-- Goal --
What follows is a listing; give it again exactly, in its entirety.

-------- Material --------

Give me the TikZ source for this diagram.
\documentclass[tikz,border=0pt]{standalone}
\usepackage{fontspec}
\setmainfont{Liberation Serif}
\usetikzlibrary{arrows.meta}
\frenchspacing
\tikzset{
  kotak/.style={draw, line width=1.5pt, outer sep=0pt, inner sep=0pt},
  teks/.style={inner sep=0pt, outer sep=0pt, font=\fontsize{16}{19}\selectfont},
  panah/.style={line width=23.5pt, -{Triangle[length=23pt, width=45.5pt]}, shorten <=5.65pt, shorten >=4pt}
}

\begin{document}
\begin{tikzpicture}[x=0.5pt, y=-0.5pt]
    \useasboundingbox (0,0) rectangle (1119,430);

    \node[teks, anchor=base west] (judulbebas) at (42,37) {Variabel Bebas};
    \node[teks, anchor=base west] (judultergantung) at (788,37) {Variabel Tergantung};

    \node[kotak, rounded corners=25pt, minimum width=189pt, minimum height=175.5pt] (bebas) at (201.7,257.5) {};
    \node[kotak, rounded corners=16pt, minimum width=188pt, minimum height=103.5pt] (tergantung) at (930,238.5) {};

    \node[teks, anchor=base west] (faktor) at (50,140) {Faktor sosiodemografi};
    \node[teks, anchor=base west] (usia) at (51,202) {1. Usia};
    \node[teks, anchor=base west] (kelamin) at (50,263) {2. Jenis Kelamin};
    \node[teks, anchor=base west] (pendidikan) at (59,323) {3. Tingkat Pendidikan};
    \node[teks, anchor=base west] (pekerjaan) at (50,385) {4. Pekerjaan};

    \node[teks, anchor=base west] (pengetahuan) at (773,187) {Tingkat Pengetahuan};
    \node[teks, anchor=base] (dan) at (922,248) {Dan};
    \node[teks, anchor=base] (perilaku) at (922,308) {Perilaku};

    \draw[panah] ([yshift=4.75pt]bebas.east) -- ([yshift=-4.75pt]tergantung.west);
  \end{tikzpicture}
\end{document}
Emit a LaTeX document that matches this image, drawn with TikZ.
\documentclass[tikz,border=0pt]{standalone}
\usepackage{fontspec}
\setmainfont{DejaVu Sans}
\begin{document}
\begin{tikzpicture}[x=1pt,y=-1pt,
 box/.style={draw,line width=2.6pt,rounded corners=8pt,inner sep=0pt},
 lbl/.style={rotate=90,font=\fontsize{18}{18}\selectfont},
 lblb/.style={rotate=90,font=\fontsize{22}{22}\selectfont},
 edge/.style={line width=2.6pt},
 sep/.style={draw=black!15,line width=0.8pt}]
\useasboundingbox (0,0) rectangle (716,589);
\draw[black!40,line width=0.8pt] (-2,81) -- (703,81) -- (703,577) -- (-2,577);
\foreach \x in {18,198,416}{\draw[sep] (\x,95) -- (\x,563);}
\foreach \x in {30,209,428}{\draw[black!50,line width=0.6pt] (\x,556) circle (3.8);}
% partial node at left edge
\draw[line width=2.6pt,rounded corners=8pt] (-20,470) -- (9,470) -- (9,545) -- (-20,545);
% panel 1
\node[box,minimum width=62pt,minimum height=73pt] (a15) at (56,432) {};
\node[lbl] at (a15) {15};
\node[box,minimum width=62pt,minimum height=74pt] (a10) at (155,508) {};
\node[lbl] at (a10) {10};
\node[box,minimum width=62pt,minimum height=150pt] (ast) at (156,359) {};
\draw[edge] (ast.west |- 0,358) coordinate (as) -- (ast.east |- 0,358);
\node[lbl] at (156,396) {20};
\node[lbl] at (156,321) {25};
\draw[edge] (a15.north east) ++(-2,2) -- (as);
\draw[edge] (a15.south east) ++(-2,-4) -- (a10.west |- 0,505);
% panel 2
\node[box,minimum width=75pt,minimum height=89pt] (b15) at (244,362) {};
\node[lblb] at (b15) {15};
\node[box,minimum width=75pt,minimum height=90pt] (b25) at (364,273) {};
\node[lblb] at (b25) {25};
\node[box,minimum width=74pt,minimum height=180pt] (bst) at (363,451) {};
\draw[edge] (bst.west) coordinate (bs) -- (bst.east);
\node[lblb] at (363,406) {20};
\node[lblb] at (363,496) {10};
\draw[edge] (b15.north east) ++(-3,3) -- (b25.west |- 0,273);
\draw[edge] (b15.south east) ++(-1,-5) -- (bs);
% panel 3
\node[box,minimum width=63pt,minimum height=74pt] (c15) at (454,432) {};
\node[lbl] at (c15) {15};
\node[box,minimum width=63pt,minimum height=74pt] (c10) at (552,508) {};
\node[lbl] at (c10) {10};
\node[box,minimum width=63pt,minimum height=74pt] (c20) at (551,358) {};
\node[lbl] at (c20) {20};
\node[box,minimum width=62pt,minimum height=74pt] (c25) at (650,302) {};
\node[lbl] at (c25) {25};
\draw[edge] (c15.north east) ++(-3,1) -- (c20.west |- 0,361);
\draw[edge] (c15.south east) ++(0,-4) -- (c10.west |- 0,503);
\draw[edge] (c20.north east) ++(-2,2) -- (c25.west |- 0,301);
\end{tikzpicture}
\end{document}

--------

-- Output for this task --
Give me the TikZ source for this diagram.
\documentclass[tikz,border=0pt]{standalone}
\usepackage{fontspec}
\setmainfont{Liberation Serif}
\usetikzlibrary{arrows.meta}
\frenchspacing
\tikzset{
  kotak/.style={draw, line width=1.5pt, outer sep=0pt, inner sep=0pt},
  teks/.style={inner sep=0pt, outer sep=0pt, font=\fontsize{16}{19}\selectfont},
  panah/.style={line width=23.5pt, -{Triangle[length=23pt, width=45.5pt]}, shorten <=5.65pt, shorten >=4pt}
}

\begin{document}
\begin{tikzpicture}[x=0.5pt, y=-0.5pt]
    \useasboundingbox (0,0) rectangle (1119,430);

    \node[teks, anchor=base west] (judulbebas) at (42,37) {Variabel Bebas};
    \node[teks, anchor=base west] (judultergantung) at (788,37) {Variabel Tergantung};

    \node[kotak, rounded corners=25pt, minimum width=189pt, minimum height=175.5pt] (bebas) at (201.7,257.5) {};
    \node[kotak, rounded corners=16pt, minimum width=188pt, minimum height=103.5pt] (tergantung) at (930,238.5) {};

    \node[teks, anchor=base west] (faktor) at (50,140) {Faktor sosiodemografi};
    \node[teks, anchor=base west] (usia) at (51,202) {1. Usia};
    \node[teks, anchor=base west] (kelamin) at (50,263) {2. Jenis Kelamin};
    \node[teks, anchor=base west] (pendidikan) at (59,323) {3. Tingkat Pendidikan};
    \node[teks, anchor=base west] (pekerjaan) at (50,385) {4. Pekerjaan};

    \node[teks, anchor=base west] (pengetahuan) at (773,187) {Tingkat Pengetahuan};
    \node[teks, anchor=base] (dan) at (922,248) {Dan};
    \node[teks, anchor=base] (perilaku) at (922,308) {Perilaku};

    \draw[panah] ([yshift=4.75pt]bebas.east) -- ([yshift=-4.75pt]tergantung.west);
  \end{tikzpicture}
\end{document}
Emit a LaTeX document that matches this image, drawn with TikZ.
\documentclass[tikz,border=0pt]{standalone}
\usepackage{fontspec}
\setmainfont{DejaVu Sans}
\begin{document}
\begin{tikzpicture}[x=1pt,y=-1pt,
 box/.style={draw,line width=2.6pt,rounded corners=8pt,inner sep=0pt},
 lbl/.style={rotate=90,font=\fontsize{18}{18}\selectfont},
 lblb/.style={rotate=90,font=\fontsize{22}{22}\selectfont},
 edge/.style={line width=2.6pt},
 sep/.style={draw=black!15,line width=0.8pt}]
\useasboundingbox (0,0) rectangle (716,589);
\draw[black!40,line width=0.8pt] (-2,81) -- (703,81) -- (703,577) -- (-2,577);
\foreach \x in {18,198,416}{\draw[sep] (\x,95) -- (\x,563);}
\foreach \x in {30,209,428}{\draw[black!50,line width=0.6pt] (\x,556) circle (3.8);}
% partial node at left edge
\draw[line width=2.6pt,rounded corners=8pt] (-20,470) -- (9,470) -- (9,545) -- (-20,545);
% panel 1
\node[box,minimum width=62pt,minimum height=73pt] (a15) at (56,432) {};
\node[lbl] at (a15) {15};
\node[box,minimum width=62pt,minimum height=74pt] (a10) at (155,508) {};
\node[lbl] at (a10) {10};
\node[box,minimum width=62pt,minimum height=150pt] (ast) at (156,359) {};
\draw[edge] (ast.west |- 0,358) coordinate (as) -- (ast.east |- 0,358);
\node[lbl] at (156,396) {20};
\node[lbl] at (156,321) {25};
\draw[edge] (a15.north east) ++(-2,2) -- (as);
\draw[edge] (a15.south east) ++(-2,-4) -- (a10.west |- 0,505);
% panel 2
\node[box,minimum width=75pt,minimum height=89pt] (b15) at (244,362) {};
\node[lblb] at (b15) {15};
\node[box,minimum width=75pt,minimum height=90pt] (b25) at (364,273) {};
\node[lblb] at (b25) {25};
\node[box,minimum width=74pt,minimum height=180pt] (bst) at (363,451) {};
\draw[edge] (bst.west) coordinate (bs) -- (bst.east);
\node[lblb] at (363,406) {20};
\node[lblb] at (363,496) {10};
\draw[edge] (b15.north east) ++(-3,3) -- (b25.west |- 0,273);
\draw[edge] (b15.south east) ++(-1,-5) -- (bs);
% panel 3
\node[box,minimum width=63pt,minimum height=74pt] (c15) at (454,432) {};
\node[lbl] at (c15) {15};
\node[box,minimum width=63pt,minimum height=74pt] (c10) at (552,508) {};
\node[lbl] at (c10) {10};
\node[box,minimum width=63pt,minimum height=74pt] (c20) at (551,358) {};
\node[lbl] at (c20) {20};
\node[box,minimum width=62pt,minimum height=74pt] (c25) at (650,302) {};
\node[lbl] at (c25) {25};
\draw[edge] (c15.north east) ++(-3,1) -- (c20.west |- 0,361);
\draw[edge] (c15.south east) ++(0,-4) -- (c10.west |- 0,503);
\draw[edge] (c20.north east) ++(-2,2) -- (c25.west |- 0,301);
\end{tikzpicture}
\end{document}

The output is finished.